**Given request**
Output the entries below exactly as written, omitting pictures.

=== Excerpted data ===

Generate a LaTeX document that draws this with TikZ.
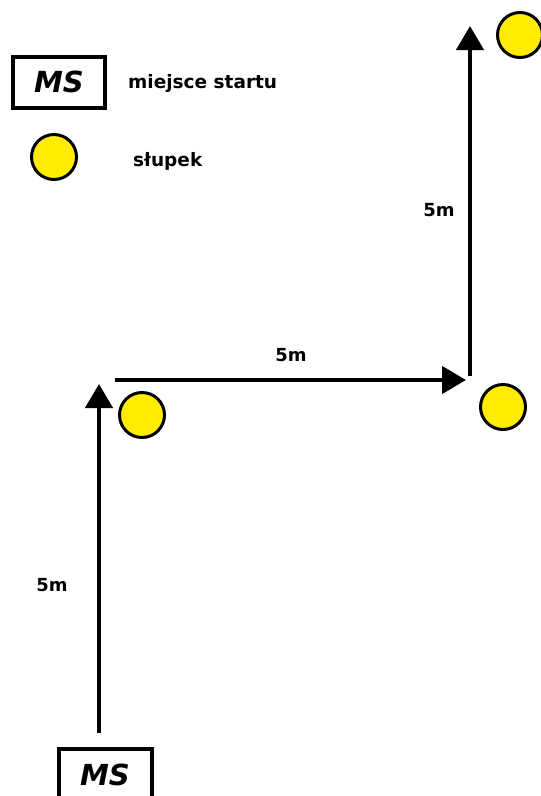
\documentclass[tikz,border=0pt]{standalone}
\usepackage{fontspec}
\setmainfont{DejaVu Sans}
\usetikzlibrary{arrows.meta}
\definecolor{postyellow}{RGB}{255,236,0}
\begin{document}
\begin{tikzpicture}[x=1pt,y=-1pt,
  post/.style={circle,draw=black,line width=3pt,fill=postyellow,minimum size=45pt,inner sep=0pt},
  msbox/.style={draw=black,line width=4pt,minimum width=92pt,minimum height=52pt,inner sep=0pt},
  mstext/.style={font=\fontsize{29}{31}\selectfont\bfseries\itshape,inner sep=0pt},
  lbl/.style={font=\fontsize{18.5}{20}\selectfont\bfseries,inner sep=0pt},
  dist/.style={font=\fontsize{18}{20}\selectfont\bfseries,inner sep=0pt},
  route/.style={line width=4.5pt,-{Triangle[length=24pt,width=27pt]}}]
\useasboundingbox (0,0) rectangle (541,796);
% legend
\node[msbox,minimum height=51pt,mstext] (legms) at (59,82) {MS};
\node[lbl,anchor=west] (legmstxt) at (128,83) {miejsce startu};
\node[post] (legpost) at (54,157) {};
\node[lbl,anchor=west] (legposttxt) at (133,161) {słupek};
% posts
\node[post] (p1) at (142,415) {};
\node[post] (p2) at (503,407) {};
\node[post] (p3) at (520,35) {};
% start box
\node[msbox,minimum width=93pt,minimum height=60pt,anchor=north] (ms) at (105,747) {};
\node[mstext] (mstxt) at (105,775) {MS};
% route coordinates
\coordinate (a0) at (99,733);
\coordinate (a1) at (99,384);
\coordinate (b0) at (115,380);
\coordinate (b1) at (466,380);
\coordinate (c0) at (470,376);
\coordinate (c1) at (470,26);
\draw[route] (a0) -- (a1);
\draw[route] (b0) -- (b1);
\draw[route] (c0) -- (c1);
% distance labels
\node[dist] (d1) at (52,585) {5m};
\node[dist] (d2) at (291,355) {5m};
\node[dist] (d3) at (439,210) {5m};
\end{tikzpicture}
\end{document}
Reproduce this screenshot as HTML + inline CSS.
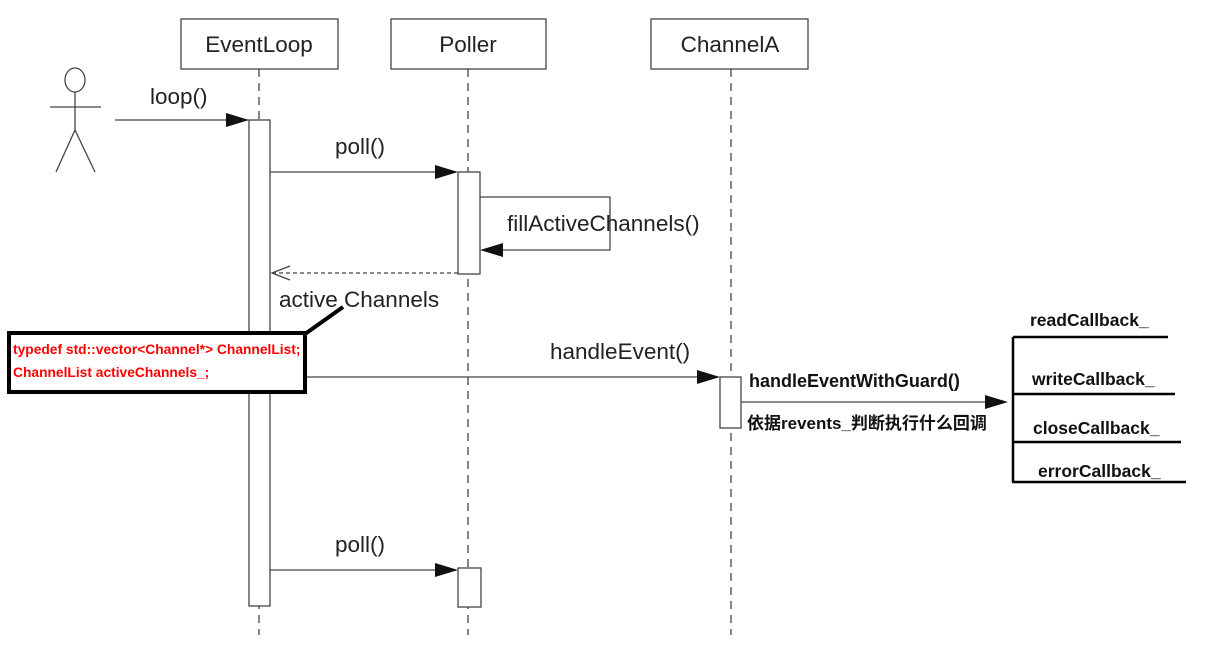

===

**Correct answer**
Generate a LaTeX document that draws this with TikZ.
\documentclass[tikz,border=0pt]{standalone}
\usepackage{fontspec}
\setmainfont{DejaVu Sans}
\usetikzlibrary{arrows.meta}
\definecolor{postyellow}{RGB}{255,236,0}
\begin{document}
\begin{tikzpicture}[x=1pt,y=-1pt,
  post/.style={circle,draw=black,line width=3pt,fill=postyellow,minimum size=45pt,inner sep=0pt},
  msbox/.style={draw=black,line width=4pt,minimum width=92pt,minimum height=52pt,inner sep=0pt},
  mstext/.style={font=\fontsize{29}{31}\selectfont\bfseries\itshape,inner sep=0pt},
  lbl/.style={font=\fontsize{18.5}{20}\selectfont\bfseries,inner sep=0pt},
  dist/.style={font=\fontsize{18}{20}\selectfont\bfseries,inner sep=0pt},
  route/.style={line width=4.5pt,-{Triangle[length=24pt,width=27pt]}}]
\useasboundingbox (0,0) rectangle (541,796);
% legend
\node[msbox,minimum height=51pt,mstext] (legms) at (59,82) {MS};
\node[lbl,anchor=west] (legmstxt) at (128,83) {miejsce startu};
\node[post] (legpost) at (54,157) {};
\node[lbl,anchor=west] (legposttxt) at (133,161) {słupek};
% posts
\node[post] (p1) at (142,415) {};
\node[post] (p2) at (503,407) {};
\node[post] (p3) at (520,35) {};
% start box
\node[msbox,minimum width=93pt,minimum height=60pt,anchor=north] (ms) at (105,747) {};
\node[mstext] (mstxt) at (105,775) {MS};
% route coordinates
\coordinate (a0) at (99,733);
\coordinate (a1) at (99,384);
\coordinate (b0) at (115,380);
\coordinate (b1) at (466,380);
\coordinate (c0) at (470,376);
\coordinate (c1) at (470,26);
\draw[route] (a0) -- (a1);
\draw[route] (b0) -- (b1);
\draw[route] (c0) -- (c1);
% distance labels
\node[dist] (d1) at (52,585) {5m};
\node[dist] (d2) at (291,355) {5m};
\node[dist] (d3) at (439,210) {5m};
\end{tikzpicture}
\end{document}
Reproduce this screenshot as HTML + inline CSS.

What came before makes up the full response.